Still, for Iowa Republicans, the timing is strategic. With early voting beginning in May and absentee ballot requests already outpacing 2022 levels in key counties, the GOP is hoping to energize its base before Democrats can fully mobilize. Recent voter registration data shows Republicans gaining ground in traditionally swing areas like Warren and Marion counties, though Democrats maintain advantages in Story County, home to Iowa State University—where Vance will headline the Turning Point USA event. That choice of venue is no accident; it’s an attempt to pierce Democratic strength in a college town that voted for Biden by 16 points in 2020.
“Our manufacturers are growing and working families are seeing real results from the pro-worker, pro-growth policies we’ve championed together,” Nunn said in his statement to KCCI. “Iowa is at the center of the fight for our majority.”
The economic message is deliberate. Iowa’s 3rd District includes some of the state’s most productive manufacturing hubs, particularly around Ottumwa, where John Deere and other industrial employers remain vital to the local economy. Nationally, manufacturing employment has seen a modest rebound since 2023, with the Bureau of Labor Statistics reporting a 1.2% increase in durable goods jobs over the past year—a fact the GOP is likely to highlight as evidence of policy success, even as economists debate how much credit federal policies deserve versus global supply chain shifts.

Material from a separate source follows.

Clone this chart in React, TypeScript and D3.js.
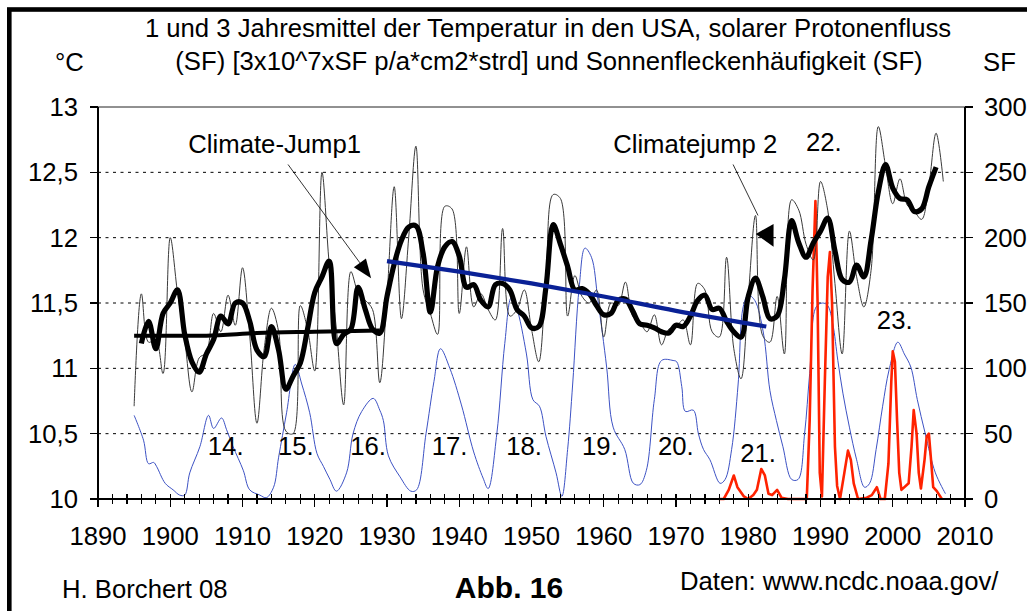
import React from "react";
import * as d3 from "d3";

// ---------- data ----------
const TEMP_START = 1895;
// annual mean temperature USA (°C), 1895–2007
const tempAnnual = [
  10.71, 11.57, 11.2, 11.22, 10.96, 12.0, 11.58, 11.22, 10.82, 11.08,
  11.12, 11.42, 11.28, 11.56, 11.33, 11.77, 11.25, 10.58, 11.15, 11.46,
  11.28, 10.52, 10.5, 11.48, 11.3, 10.98, 12.5, 11.8, 11.3, 10.72,
  11.74, 11.58, 11.52, 11.45, 10.89, 11.55, 12.39, 11.38, 12.0, 12.7,
  11.6, 11.42, 11.26, 12.24, 12.22, 11.42, 11.93, 11.47, 11.57, 11.45,
  11.37, 12.07, 11.4, 11.45, 11.6, 11.3, 11.05, 11.7, 12.33, 12.3,
  11.4, 11.71, 11.55, 11.5, 11.6, 11.24, 11.5, 11.48, 11.66, 11.4,
  11.35, 11.28, 11.41, 11.18, 11.3, 11.32, 11.37, 11.18, 11.65, 11.6,
  11.28, 11.24, 11.85, 11.15, 10.92, 11.55, 12.17, 11.25, 11.2, 11.55,
  11.11, 12.29, 12.21, 11.95, 11.83, 12.43, 12.21, 11.65, 11.11, 12.05,
  11.7, 11.47, 11.75, 12.85, 12.55, 12.26, 12.45, 12.25, 12.2, 12.14,
  12.4, 12.8, 12.43,
];
const MEAN_START = 1896;
// 3-year running mean (°C), 1896–2006
const temp3yr = [
  11.19, 11.36, 11.15, 11.42, 11.5, 11.6, 11.26, 11.05, 10.97, 11.11,
  11.22, 11.4, 11.34, 11.5, 11.5, 11.36, 11.14, 11.09, 11.32, 11.14,
  10.84, 10.94, 11.04, 11.3, 11.58, 11.7, 11.82, 11.19, 11.26, 11.3,
  11.62, 11.45, 11.3, 11.27, 11.55, 11.8, 11.98, 12.08, 12.09, 11.88,
  11.43, 11.78, 11.93, 11.97, 11.86, 11.62, 11.64, 11.52, 11.47, 11.64,
  11.65, 11.6, 11.45, 11.4, 11.31, 11.32, 11.62, 12.1, 11.95, 11.78,
  11.6, 11.61, 11.57, 11.48, 11.41, 11.42, 11.52, 11.53, 11.44, 11.34,
  11.33, 11.31, 11.28, 11.27, 11.33, 11.32, 11.4, 11.52, 11.56, 11.45,
  11.46, 11.36, 11.28, 11.24, 11.55, 11.69, 11.55, 11.38, 11.4, 11.68,
  12.13, 11.96, 11.85, 11.96, 12.05, 12.15, 11.9, 11.68, 11.66, 11.79,
  11.7, 11.98, 12.35, 12.56, 12.38, 12.3, 12.29, 12.2, 12.22, 12.39,
  12.54,
];
// trend lines (year, °C)
const trendEarly: [number, number][] = [
  [1895, 11.25], [1905, 11.25], [1912, 11.27], [1920, 11.28], [1929, 11.29],
];
const trendLate: [number, number][] = [
  [1930, 11.82], [1940, 11.74], [1950, 11.65], [1960, 11.55], [1970, 11.44], [1982.5, 11.32],
];
// sunspot number SF (year, value) – right axis
const sunspots: [number, number][] = [
  [1895.0, 64], [1896.3, 45], [1897.0, 27], [1897.7, 28], [1898.1, 25], [1899.3, 12],
  [1900.4, 7], [1901.3, 3], [1902.0, 3], [1902.7, 20], [1904.1, 40], [1905.3, 64],
  [1906.0, 54], [1907.1, 62], [1907.8, 53], [1908.7, 40], [1910.1, 22], [1911.0, 7],
  [1912.4, 3], [1913.3, 1], [1914.3, 9], [1915.0, 32], [1916.1, 66], [1917.3, 103],
  [1918.2, 88], [1919.3, 66], [1920.3, 35], [1921.2, 25], [1922.1, 15], [1923.0, 6],
  [1924.4, 20], [1925.3, 50], [1926.5, 67], [1928.1, 77], [1929.0, 68], [1929.5, 60],
  [1930.2, 33], [1931.8, 17], [1933.3, 6], [1934.1, 7], [1935.4, 50], [1936.5, 90],
  [1937.4, 115], [1938.7, 100], [1940.3, 72], [1942.0, 36], [1943.3, 16], [1944.0, 8],
  [1945.2, 50], [1946.3, 119], [1947.2, 154], [1947.9, 147], [1949.3, 111], [1950.2, 76],
  [1951.1, 71], [1952.0, 48], [1953.4, 20], [1954.2, 2], [1955.0, 38], [1955.7, 88],
  [1956.6, 162], [1957.4, 192], [1958.3, 185], [1959.2, 152], [1960.4, 101], [1961.3, 55],
  [1962.9, 38], [1964.1, 12], [1965.0, 11], [1965.9, 22], [1967.0, 76], [1968.0, 106],
  [1969.6, 106], [1970.1, 105], [1970.8, 86], [1971.3, 67], [1972.4, 68], [1973.1, 50],
  [1973.8, 38], [1974.7, 30], [1976.1, 12], [1976.8, 15], [1977.7, 38], [1978.6, 88],
  [1979.3, 147], [1980.0, 156], [1980.9, 152], [1982.1, 127], [1983.0, 83], [1983.9, 60],
  [1984.8, 40], [1986.0, 15], [1986.9, 15], [1987.8, 50], [1988.5, 96], [1989.4, 147],
  [1990.3, 150], [1991.0, 148], [1991.7, 134], [1992.4, 106], [1993.1, 81], [1994.0, 55],
  [1995.0, 30], [1996.1, 9], [1996.8, 12], [1997.7, 38], [1998.6, 71], [1999.5, 99],
  [2000.7, 120], [2001.6, 111], [2002.5, 101], [2003.4, 76], [2004.5, 50], [2005.9, 20],
  [2007.3, 4],
];
// solar proton flux (year, value) – right axis
const protons: [number, number][] = [
  [1975.9, 0], [1976.6, 0], [1977.3, 7], [1978.0, 18], [1978.5, 9], [1979.4, 2],
  [1980.0, 0], [1980.7, 3], [1981.2, 7], [1981.8, 23], [1982.3, 18], [1982.8, 4],
  [1983.3, 3], [1984.0, 7], [1984.6, 1], [1985.5, 0], [1986.5, 0], [1987.5, 0],
  [1988.1, 0], [1988.5, 60], [1988.9, 160], [1989.3, 228], [1989.6, 150], [1989.9, 20],
  [1990.2, 2], [1990.6, 90], [1991.0, 170], [1991.3, 189], [1991.6, 150], [1992.0, 40],
  [1992.3, 10], [1992.7, 0], [1993.3, 20], [1993.8, 37], [1994.2, 30], [1994.6, 12],
  [1995.2, 0], [1996.4, 1], [1997.1, 3], [1997.8, 9], [1998.3, 0], [1998.9, 0],
  [1999.4, 27], [1999.8, 90], [2000.0, 113], [2000.3, 105], [2000.6, 60], [2000.9, 20],
  [2001.2, 7], [2002.2, 12], [2002.6, 40], [2002.9, 68], [2003.3, 50], [2003.6, 20],
  [2003.9, 8], [2004.4, 30], [2004.7, 48], [2005.0, 50], [2005.3, 30], [2005.6, 9],
  [2006.1, 6], [2006.8, 0],
];
const xMajorTicks = [1890, 1900, 1910, 1920, 1930, 1940, 1950, 1960, 1970, 1980, 1990, 2000, 2010];
const tempTicks = [10, 10.5, 11, 11.5, 12, 12.5, 13];
const tempTickLabels = ["10", "10,5", "11", "11,5", "12", "12,5", "13"];
const sfTicks = [0, 50, 100, 150, 200, 250, 300];
const gridLevels = [10.5, 11, 11.5, 12, 12.5];
const cycleNames = ["14.", "15.", "16.", "17.", "18.", "19.", "20.", "21.", "22.", "23."];
const cycleYears = [1905.2, 1914.9, 1924.9, 1936.2, 1946.5, 1957.0, 1967.5, 1978.9, 1988.0, 1997.8];
const cycleLevels = [34, 34, 34, 34, 34, 34, 34, 28, 266, 130];

const TITLE1 = "1 und 3 Jahresmittel der Temperatur in den USA, solarer Protonenfluss";
const TITLE2 = "(SF) [3x10^7xSF p/a*cm2*strd] und Sonnenfleckenhäufigkeit (SF)";

const FONT = "'Liberation Sans', Arial, sans-serif";
const FS = 25.7;

export default function App() {
  const W = 1027;
  const H = 611;
  const x = d3.scaleLinear().domain([1890, 2010]).range([98, 965]);
  const yT = d3.scaleLinear().domain([10, 13]).range([499, 107]);
  const yS = d3.scaleLinear().domain([0, 300]).range([499, 107]);

  const smoothT = d3
    .line<[number, number]>()
    .x((d) => x(d[0]))
    .y((d) => yT(d[1]))
    .curve(d3.curveCatmullRom.alpha(0.5));
  const straightT = d3
    .line<[number, number]>()
    .x((d) => x(d[0]))
    .y((d) => yT(d[1]))
    .curve(d3.curveMonotoneX);
  const smoothS = d3
    .line<[number, number]>()
    .x((d) => x(d[0]))
    .y((d) => yS(d[1]))
    .curve(d3.curveCatmullRom.alpha(0.5));
  const linearS = d3
    .line<[number, number]>()
    .x((d) => x(d[0]))
    .y((d) => yS(d[1]));

  const annual: [number, number][] = tempAnnual.map((v, i) => [TEMP_START + i, v]);
  const mean3: [number, number][] = temp3yr.map((v, i) => [MEAN_START + i, v]);

  const minorTicks = d3.range(1890, 2011, 2);

  // annotation: Climate-Jump1 arrow (data coordinates)
  const j1a: [number, number] = [x(1916.3), yT(12.56)];
  const j1b: [number, number] = [x(1927.8), yT(11.69)];
  const dx = j1b[0] - j1a[0];
  const dy = j1b[1] - j1a[1];
  const len = Math.hypot(dx, dy);
  const ux = dx / len;
  const uy = dy / len;
  const headL = 19;
  const headW = 7.5;
  const bx = j1b[0] - ux * headL;
  const by = j1b[1] - uy * headL;
  const head1 = `M${j1b[0]},${j1b[1]}L${bx - uy * headW},${by + ux * headW}L${bx + uy * headW},${by - ux * headW}Z`;

  const j2a: [number, number] = [x(1977.9), yT(12.56)];
  const j2b: [number, number] = [x(1981.35), yT(12.17)];
  const head2 = `M${x(1981.05)},${yT(12.028)}L${x(1983.5)},${yT(12.105)}L${x(1983.5)},${yT(11.93)}Z`;

  return (
    <svg
      width={W}
      height={H}
      style={{ position: "absolute", left: 0, top: 0, background: "#fff" }}
      fontFamily={FONT}
    >
      <rect x={0} y={0} width={W} height={H} fill="#fff" />
      {/* outer frame */}
      <rect x={9.3} y={9.5} width={1200} height={800} fill="none" stroke="#000" strokeWidth={4.6} />

      {/* titles */}
      <text x={548} y={37} fontSize={FS} textAnchor="middle" fill="#000">{TITLE1}</text>
      <text x={549} y={70} fontSize={FS} textAnchor="middle" fill="#000">{TITLE2}</text>
      <text x={55} y={71} fontSize={FS} fill="#000">°C</text>
      <text x={983} y={71} fontSize={FS} fill="#000">SF</text>

      {/* grid */}
      {gridLevels.map((g) => (
        <line key={g} x1={98} x2={965} y1={yT(g)} y2={yT(g)} stroke="#000" strokeWidth={1} strokeDasharray="3,4.5" />
      ))}
      <line x1={98} x2={965} y1={yT(13)} y2={yT(13)} stroke="#222" strokeWidth={1} />

      {/* series */}
      <path d={smoothS(sunspots) || ""} fill="none" stroke="#3d52c4" strokeWidth={1} />
      <path d={linearS(protons) || ""} fill="none" stroke="#ff2200" strokeWidth={2.6} strokeLinejoin="round" />
      <path d={smoothT(annual) || ""} fill="none" stroke="#3a3a3a" strokeWidth={1} />
      <path d={smoothT(mean3) || ""} fill="none" stroke="#000" strokeWidth={5.2} strokeLinejoin="round" />
      <path d={straightT(trendEarly) || ""} fill="none" stroke="#000" strokeWidth={4} />
      <path d={straightT(trendLate) || ""} fill="none" stroke="#0a2196" strokeWidth={4.2} />

      {/* axes */}
      <g shapeRendering="crispEdges">
        <line x1={98} x2={98} y1={107} y2={500} stroke="#000" strokeWidth={1.3} />
        <line x1={965} x2={965} y1={107} y2={500} stroke="#000" strokeWidth={1.3} />
        <line x1={90} x2={973} y1={499} y2={499} stroke="#000" strokeWidth={1.3} />
        {tempTicks.map((t) => (
          <line key={"lt" + t} x1={90} x2={98} y1={yT(t)} y2={yT(t)} stroke="#000" strokeWidth={1.2} />
        ))}
        {sfTicks.map((t) => (
          <line key={"rt" + t} x1={965} x2={973} y1={yS(t)} y2={yS(t)} stroke="#000" strokeWidth={1.2} />
        ))}
        {minorTicks.map((t) => (
          <line
            key={"xt" + t}
            x1={x(t)}
            x2={x(t)}
            y1={494}
            y2={t % 10 === 0 ? 507 : 504}
            stroke="#000"
            strokeWidth={1.2}
          />
        ))}
      </g>

      {/* axis labels */}
      {tempTicks.map((t, i) => (
        <text key={"ll" + t} x={78} y={yT(t) + 9} fontSize={FS} textAnchor="end" fill="#000">
          {tempTickLabels[i]}
        </text>
      ))}
      {sfTicks.map((t) => (
        <text key={"rl" + t} x={984} y={yS(t) + 9} fontSize={FS} fill="#000">
          {t}
        </text>
      ))}
      {xMajorTicks.map((t) => (
        <text key={"xl" + t} x={x(t)} y={545} fontSize={FS} textAnchor="middle" fill="#000">
          {t}
        </text>
      ))}

      {/* cycle labels */}
      {cycleNames.map((c, i) => (
        <text key={c} x={x(cycleYears[i])} y={yS(cycleLevels[i])} fontSize={FS} fill="#000">
          {c}
        </text>
      ))}

      {/* annotations */}
      <text x={x(1902.5)} y={yT(12.65)} fontSize={FS} fill="#000">Climate-Jump1</text>
      <line x1={j1a[0]} y1={j1a[1]} x2={bx} y2={by} stroke="#000" strokeWidth={0.8} />
      <path d={head1} fill="#000" />
      <text x={x(1961.3)} y={yT(12.65)} fontSize={FS} fill="#000">Climatejump 2</text>
      <line x1={j2a[0]} y1={j2a[1]} x2={j2b[0]} y2={j2b[1]} stroke="#000" strokeWidth={0.8} />
      <path d={head2} fill="#000" />

      {/* footer */}
      <text x={62} y={598} fontSize={FS} fill="#000">H. Borchert 08</text>
      <text x={509} y={598} fontSize={30} fontWeight="bold" textAnchor="middle" fill="#000">Abb. 16</text>
      <text x={680} y={590} fontSize={FS} fill="#000">Daten: www.ncdc.noaa.gov/</text>
    </svg>
  );
}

But the devil’s advocate perspective is hard to ignore. Democrats argue that the GOP’s focus on cultural issues and election denialism risks alienating the very suburban voters whose support Nunn needs to secure a third term. Sarah Trone Garriott, the Democratic state senator challenging Nunn, has made abortion access and public school funding central to her campaign—issues that polled strongly in Des Moines suburbs during the 2023 off-year elections. National Trump-aligned rhetoric, while energizing the base, has shown diminishing returns in swing districts where voters prioritize kitchen-table concerns over culture war battles.
What’s clear is that this race will test whether traditional midterm dynamics still apply. Historically, the party in power loses House seats in midterms—but with presidential approval ratings hovering in the low 40s and economic anxiety persisting, even that rule feels uncertain. For Vance, the Iowa trip is a chance to prove he can move needles in tough terrain. For Nunn, it’s a lifeline in a district where no one has yet managed to break the two-term curse. And for Iowa voters, it’s a reminder that their mailboxes and airwaves are about to become ground zero in a fight that could determine not just who represents them in Washington, but which party controls the agenda for the next two years.
As the April 30 event approaches, one thing is certain: the eyes of the political world will be on Ames, not just for what Vance says, but for what his presence signifies—that in the high-stakes chess match for Congress, every move, no matter how local it seems, is part of a much larger strategy.